Mehrere europäische Teilnehmer, darunter Deutschland, wollten „Zeichen setzen“, in dem sie ihre Mannschaftskapitäne bunte Binden mit dem Zusatz „one love“ tragen lassen wollten. Diese Binde wurde geradezu zu einem Symbol des Widerstandes hochstilisiert und höchste Erwartungen geschürt. „Wir sind die Heiligen, wir sind das Licht in der Finsternis.“ Nun ja. Lass sie doch, würde man sagen.
Allerdings hat das die FIFA auf den Plan gerufen, mutmaßlich auf Befehl des Emirs von Katar, in dessen Hauptstadt Doha besagter FIFA-Boss Infantino seit mehreren Monaten seinen Wohnsitz hat, von wem auch immer bezahlt. Man droht den europäischen Teams mit nicht näher benennten sportlichen Sanktionen, wenn man besagte Kapitänsbinden tragen sollte.
„Na und?“ wäre die zu erwartende Reaktion von echten „Heiligen“ gewesen. Wenn man es tatsächlich seitens der FIFA wagen sollte, solche Maßnahmen zu ergreifen, die in den sportlichen Ausgang des Turniers eingreifen, wäre das doch geradezu ein willkommener Effekt. Dann wäre die FIFA vor der Weltöffentlichkeit blamiert, der sportliche Wert des ganzen weiteren Turniers null und nichtig.
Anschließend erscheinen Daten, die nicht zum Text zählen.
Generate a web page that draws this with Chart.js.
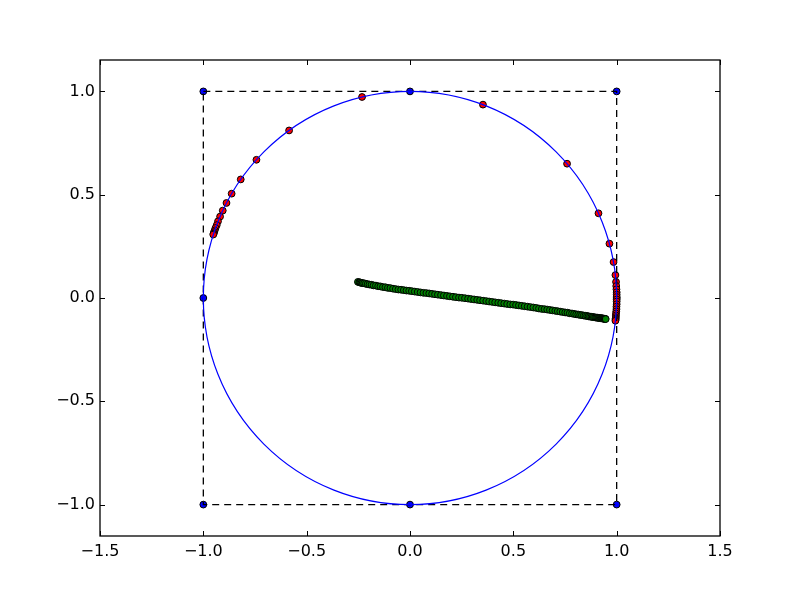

Genau davor aber schrecken der DFB und die Spieler zurück. Und damit entlarven sie nicht die FIFA, sondern stattdessen sich selbst. Das ganze „Regenbogen“ und „Diversitäts“-Gerede, das uns in Deutschland wohlfeil präsentiert wird, ist eine billige Effekthascherei ohne jegliche Substanz, um sich in „woken“ Kreisen beliebt zu machen. Wenn es darauf ankommt, fällt man lieber um. Dann möge man doch bitte ehrlich bleiben und es gleich ganz lassen. Dann möge man doch zugeben, dass es tatsächlich nur um eine heimische Marketingstrategie geht. Man ist eben keineswegs „heilig“, sondern ausgesprochen scheinheilig.
Für die Politik allerdings gilt: Wenn weiterhin von internationale Verbänden Großveranstaltungen in Länder vergeben werden, in denen die universellen Menschenrechte nichts gelten, dann sollte jede staatliche Förderung der Teilnahme und der Vorbereitung unterbleiben. Politiker sollten nicht auf Staatskosten „vorbeischauen“.
Die europäischen Sportverbände ihrerseits sollten die Teilnahme verweigern. Ohne diese europäischen Teilnehmer wären die Wettbewerbe sportlich entwertet. Vor allem aber: Die Vermarktung dieser Ereignisse würde zusammenbrechen. Dies knallhart durchgezogen würde den Spuk von Propaganda-Spielen sehr schnell beenden. Es wäre das Ende der Scheinheiligkeit und ein Triumph für die Ideale des Sports.
Vermutlich aber ist die Gier der Funktionäre am Ende wichtiger als alle Prinzipien.